## EXERCISE DATA
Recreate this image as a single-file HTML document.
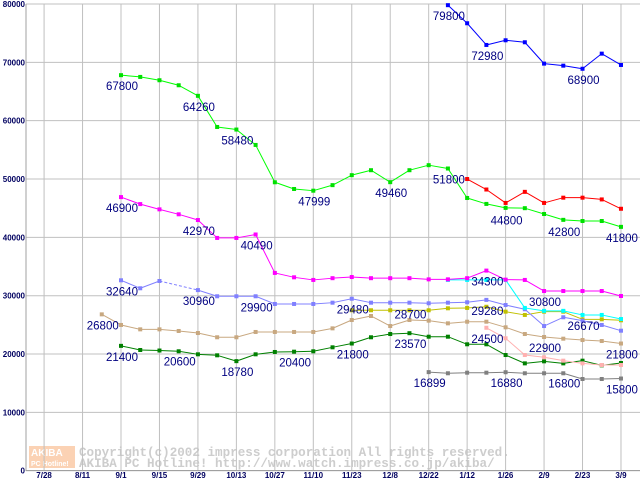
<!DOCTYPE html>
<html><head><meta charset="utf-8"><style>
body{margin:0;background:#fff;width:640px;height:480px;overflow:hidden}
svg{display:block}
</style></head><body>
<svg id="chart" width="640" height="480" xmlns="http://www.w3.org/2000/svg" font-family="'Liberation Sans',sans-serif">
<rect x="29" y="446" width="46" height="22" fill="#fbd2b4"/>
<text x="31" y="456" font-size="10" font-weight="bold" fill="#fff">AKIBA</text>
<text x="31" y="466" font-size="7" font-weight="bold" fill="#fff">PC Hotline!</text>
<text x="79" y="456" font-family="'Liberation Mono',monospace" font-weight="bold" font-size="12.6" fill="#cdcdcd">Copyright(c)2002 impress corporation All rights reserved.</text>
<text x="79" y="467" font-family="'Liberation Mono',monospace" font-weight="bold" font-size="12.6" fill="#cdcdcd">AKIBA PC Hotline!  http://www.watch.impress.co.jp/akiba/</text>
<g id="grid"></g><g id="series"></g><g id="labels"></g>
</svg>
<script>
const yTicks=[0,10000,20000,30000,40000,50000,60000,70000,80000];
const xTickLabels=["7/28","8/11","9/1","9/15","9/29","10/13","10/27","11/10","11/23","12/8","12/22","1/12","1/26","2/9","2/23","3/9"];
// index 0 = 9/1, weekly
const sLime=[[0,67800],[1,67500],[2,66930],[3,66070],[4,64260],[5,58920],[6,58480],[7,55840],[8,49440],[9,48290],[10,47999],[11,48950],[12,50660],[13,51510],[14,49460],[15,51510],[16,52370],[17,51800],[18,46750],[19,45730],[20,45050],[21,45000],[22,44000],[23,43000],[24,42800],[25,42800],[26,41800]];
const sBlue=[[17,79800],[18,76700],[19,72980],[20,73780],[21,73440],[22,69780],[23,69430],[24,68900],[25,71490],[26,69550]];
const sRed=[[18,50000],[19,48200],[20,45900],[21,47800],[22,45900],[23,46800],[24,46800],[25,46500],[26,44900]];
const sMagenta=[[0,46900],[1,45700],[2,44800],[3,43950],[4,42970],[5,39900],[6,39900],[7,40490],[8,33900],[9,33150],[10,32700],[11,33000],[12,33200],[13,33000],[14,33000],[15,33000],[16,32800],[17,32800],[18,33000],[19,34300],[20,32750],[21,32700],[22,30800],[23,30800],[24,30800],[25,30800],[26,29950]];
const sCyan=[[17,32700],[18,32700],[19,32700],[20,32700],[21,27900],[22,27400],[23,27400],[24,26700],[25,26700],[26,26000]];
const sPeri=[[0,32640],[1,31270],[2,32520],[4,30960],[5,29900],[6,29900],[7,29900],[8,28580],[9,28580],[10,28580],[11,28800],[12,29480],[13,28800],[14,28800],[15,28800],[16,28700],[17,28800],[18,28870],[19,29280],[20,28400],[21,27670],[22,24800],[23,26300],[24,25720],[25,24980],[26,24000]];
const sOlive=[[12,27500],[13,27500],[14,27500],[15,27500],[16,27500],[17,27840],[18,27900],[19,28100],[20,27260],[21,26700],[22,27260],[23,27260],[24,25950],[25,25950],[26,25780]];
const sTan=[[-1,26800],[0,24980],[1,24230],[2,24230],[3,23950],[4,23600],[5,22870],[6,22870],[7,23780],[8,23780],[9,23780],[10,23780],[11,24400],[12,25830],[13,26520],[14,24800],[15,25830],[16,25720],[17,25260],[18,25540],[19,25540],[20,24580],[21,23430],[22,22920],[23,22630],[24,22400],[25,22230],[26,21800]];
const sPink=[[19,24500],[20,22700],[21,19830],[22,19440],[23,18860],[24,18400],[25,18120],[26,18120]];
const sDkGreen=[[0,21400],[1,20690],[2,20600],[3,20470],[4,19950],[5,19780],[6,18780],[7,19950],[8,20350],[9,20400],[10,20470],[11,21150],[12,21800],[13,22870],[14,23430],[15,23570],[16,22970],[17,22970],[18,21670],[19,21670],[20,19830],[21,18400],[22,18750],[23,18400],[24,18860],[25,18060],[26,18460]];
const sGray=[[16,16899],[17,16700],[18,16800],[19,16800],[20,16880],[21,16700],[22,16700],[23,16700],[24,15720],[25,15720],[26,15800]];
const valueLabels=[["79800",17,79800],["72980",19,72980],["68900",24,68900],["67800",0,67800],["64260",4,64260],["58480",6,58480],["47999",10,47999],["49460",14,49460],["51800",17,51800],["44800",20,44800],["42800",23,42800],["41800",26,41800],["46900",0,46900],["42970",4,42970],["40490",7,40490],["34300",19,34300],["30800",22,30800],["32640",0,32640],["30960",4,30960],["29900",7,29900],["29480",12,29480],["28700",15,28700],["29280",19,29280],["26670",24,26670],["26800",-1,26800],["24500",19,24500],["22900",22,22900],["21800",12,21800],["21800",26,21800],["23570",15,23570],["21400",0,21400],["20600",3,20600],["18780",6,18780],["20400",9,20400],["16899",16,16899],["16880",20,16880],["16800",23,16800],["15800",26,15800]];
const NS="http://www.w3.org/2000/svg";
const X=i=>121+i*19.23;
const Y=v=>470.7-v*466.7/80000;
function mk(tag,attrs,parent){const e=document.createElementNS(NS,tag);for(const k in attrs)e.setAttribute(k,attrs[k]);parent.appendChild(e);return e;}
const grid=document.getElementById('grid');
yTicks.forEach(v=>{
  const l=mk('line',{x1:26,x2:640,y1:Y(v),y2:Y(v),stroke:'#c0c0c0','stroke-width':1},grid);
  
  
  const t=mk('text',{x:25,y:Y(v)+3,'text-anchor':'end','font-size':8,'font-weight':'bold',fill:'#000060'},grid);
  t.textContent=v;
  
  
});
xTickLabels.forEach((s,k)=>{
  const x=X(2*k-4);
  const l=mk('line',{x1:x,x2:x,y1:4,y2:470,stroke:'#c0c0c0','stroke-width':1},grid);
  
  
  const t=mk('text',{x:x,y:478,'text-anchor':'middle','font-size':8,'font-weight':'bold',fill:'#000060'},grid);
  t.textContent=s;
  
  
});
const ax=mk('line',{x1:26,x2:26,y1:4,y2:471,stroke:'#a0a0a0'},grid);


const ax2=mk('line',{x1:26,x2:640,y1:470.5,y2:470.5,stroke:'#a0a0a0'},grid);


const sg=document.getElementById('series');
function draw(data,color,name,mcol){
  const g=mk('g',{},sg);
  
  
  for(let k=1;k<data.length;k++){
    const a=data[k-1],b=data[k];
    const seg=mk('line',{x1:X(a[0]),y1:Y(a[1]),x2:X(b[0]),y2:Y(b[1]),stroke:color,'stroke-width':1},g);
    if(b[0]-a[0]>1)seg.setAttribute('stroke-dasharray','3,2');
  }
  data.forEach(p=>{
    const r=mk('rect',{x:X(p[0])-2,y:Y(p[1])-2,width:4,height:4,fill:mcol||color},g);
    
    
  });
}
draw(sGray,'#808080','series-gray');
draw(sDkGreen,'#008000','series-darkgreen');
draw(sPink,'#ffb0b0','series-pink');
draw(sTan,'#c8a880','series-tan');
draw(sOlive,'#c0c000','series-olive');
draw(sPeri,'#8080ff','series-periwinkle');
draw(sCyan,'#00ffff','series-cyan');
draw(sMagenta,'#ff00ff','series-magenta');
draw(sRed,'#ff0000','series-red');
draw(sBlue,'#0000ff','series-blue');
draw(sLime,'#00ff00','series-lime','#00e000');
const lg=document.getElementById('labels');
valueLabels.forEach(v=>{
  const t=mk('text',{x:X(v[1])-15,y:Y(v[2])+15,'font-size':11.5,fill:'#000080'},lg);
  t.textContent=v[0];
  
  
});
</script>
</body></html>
==
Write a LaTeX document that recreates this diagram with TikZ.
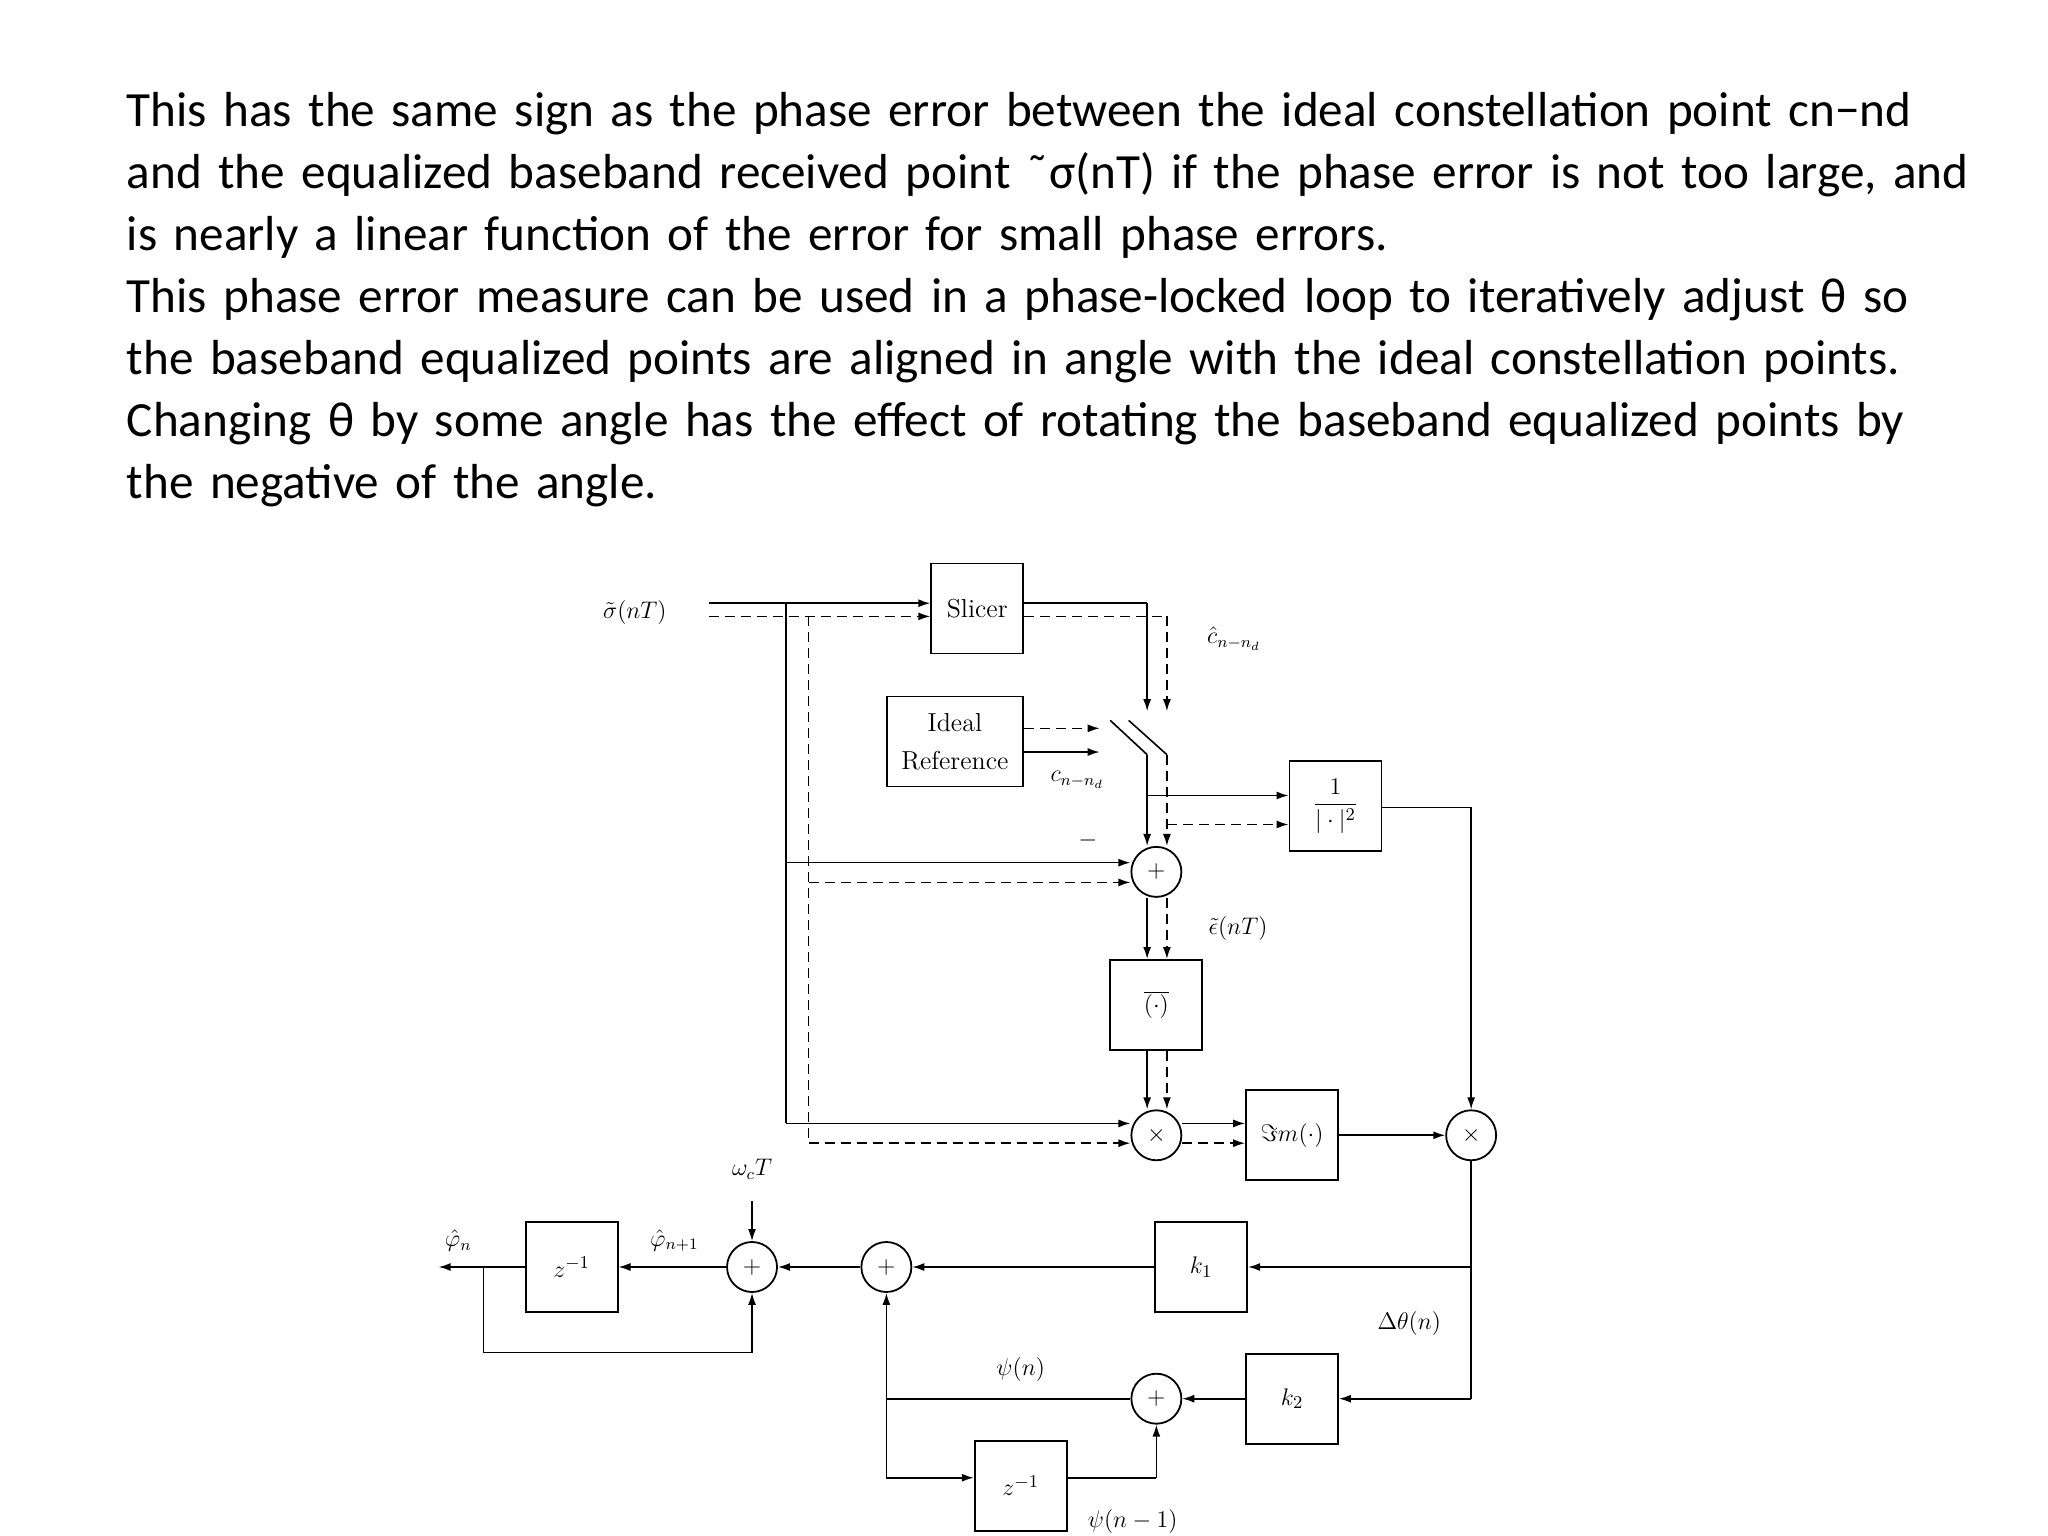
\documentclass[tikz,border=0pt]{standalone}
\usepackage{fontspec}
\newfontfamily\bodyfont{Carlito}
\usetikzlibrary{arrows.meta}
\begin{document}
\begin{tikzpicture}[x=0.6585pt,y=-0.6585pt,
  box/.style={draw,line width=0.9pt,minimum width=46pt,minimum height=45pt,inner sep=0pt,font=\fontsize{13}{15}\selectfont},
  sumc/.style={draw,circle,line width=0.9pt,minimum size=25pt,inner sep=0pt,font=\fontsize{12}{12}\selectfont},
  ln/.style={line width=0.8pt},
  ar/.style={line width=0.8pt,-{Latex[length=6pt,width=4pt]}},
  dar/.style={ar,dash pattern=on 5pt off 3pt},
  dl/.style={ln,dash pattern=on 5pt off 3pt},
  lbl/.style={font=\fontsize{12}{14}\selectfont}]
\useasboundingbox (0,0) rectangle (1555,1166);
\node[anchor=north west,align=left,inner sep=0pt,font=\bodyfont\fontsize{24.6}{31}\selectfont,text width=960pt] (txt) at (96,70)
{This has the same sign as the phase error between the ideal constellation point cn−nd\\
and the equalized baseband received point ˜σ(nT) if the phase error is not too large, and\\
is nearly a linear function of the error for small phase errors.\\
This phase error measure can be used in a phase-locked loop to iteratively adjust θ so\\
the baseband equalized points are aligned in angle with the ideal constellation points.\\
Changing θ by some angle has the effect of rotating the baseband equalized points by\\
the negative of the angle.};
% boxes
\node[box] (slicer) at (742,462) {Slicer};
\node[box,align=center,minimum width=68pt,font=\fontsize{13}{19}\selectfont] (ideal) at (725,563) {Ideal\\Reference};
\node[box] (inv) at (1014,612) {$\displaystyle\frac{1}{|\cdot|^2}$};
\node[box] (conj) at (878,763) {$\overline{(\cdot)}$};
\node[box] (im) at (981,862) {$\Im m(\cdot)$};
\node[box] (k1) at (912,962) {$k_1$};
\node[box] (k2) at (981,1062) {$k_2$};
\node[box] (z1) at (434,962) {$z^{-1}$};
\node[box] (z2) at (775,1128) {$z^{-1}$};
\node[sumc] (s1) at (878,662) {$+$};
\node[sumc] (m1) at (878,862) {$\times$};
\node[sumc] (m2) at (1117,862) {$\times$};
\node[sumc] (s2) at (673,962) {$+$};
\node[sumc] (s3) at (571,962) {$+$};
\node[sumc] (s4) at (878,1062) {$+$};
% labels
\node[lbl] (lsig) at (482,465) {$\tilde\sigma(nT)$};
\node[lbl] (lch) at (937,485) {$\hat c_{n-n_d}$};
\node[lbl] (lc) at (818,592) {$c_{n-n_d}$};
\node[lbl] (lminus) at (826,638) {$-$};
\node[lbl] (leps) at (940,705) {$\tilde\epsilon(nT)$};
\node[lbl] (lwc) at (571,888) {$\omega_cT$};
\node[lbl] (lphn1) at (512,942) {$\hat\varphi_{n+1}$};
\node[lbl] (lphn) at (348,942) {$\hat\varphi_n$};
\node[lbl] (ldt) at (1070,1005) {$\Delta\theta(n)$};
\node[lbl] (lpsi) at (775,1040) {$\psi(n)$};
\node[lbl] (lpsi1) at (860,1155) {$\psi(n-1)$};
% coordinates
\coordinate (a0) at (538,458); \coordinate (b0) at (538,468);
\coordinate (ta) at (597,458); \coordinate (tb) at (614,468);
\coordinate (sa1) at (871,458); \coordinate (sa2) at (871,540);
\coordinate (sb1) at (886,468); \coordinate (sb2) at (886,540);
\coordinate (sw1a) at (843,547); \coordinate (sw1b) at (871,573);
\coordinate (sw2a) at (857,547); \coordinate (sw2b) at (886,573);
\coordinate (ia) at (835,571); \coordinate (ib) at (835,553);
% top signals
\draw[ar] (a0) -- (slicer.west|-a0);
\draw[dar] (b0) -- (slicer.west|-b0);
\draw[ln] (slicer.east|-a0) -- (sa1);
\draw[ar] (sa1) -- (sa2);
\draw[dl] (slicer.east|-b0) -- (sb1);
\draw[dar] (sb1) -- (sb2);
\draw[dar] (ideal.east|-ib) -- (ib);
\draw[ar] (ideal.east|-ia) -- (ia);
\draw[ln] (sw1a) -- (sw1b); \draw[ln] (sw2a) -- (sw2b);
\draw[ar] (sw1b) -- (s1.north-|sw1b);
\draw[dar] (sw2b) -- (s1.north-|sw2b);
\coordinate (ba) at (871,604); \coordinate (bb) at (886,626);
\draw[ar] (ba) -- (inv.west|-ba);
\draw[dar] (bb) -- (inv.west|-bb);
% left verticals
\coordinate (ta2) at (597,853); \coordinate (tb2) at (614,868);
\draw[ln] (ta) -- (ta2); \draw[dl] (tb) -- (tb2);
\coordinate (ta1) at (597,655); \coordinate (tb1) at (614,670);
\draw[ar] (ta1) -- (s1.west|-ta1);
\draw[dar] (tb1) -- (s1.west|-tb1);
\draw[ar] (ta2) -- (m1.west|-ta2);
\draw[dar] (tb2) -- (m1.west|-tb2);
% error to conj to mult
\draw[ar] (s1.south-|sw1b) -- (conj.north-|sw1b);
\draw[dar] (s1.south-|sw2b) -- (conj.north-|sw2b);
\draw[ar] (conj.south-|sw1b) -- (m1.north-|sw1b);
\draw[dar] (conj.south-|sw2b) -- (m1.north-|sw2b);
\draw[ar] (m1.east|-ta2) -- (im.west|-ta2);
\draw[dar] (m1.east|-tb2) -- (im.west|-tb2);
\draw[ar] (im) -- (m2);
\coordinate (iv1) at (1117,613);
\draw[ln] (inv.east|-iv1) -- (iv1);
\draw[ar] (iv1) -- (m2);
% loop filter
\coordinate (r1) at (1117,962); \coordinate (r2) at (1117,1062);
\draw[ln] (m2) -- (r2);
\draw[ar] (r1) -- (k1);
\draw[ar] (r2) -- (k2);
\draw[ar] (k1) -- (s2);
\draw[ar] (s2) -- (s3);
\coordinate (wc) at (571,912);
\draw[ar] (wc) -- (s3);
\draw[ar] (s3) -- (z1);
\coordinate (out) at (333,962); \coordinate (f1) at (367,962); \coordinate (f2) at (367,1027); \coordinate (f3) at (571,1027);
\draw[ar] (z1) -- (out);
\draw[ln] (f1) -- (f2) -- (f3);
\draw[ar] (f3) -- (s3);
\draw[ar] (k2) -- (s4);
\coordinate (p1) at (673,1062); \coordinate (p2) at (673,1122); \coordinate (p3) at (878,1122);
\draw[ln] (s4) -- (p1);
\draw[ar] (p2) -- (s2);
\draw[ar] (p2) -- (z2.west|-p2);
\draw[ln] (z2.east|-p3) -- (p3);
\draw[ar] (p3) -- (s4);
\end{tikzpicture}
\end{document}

## WHAT THIS TASK INVOLVES
Find every line that has "with" in it, then return those lines.

## COMPLETE ANSWER
Write a LaTeX document that recreates this diagram with TikZ.
the baseband equalized points are aligned in angle with the ideal constellation points.\\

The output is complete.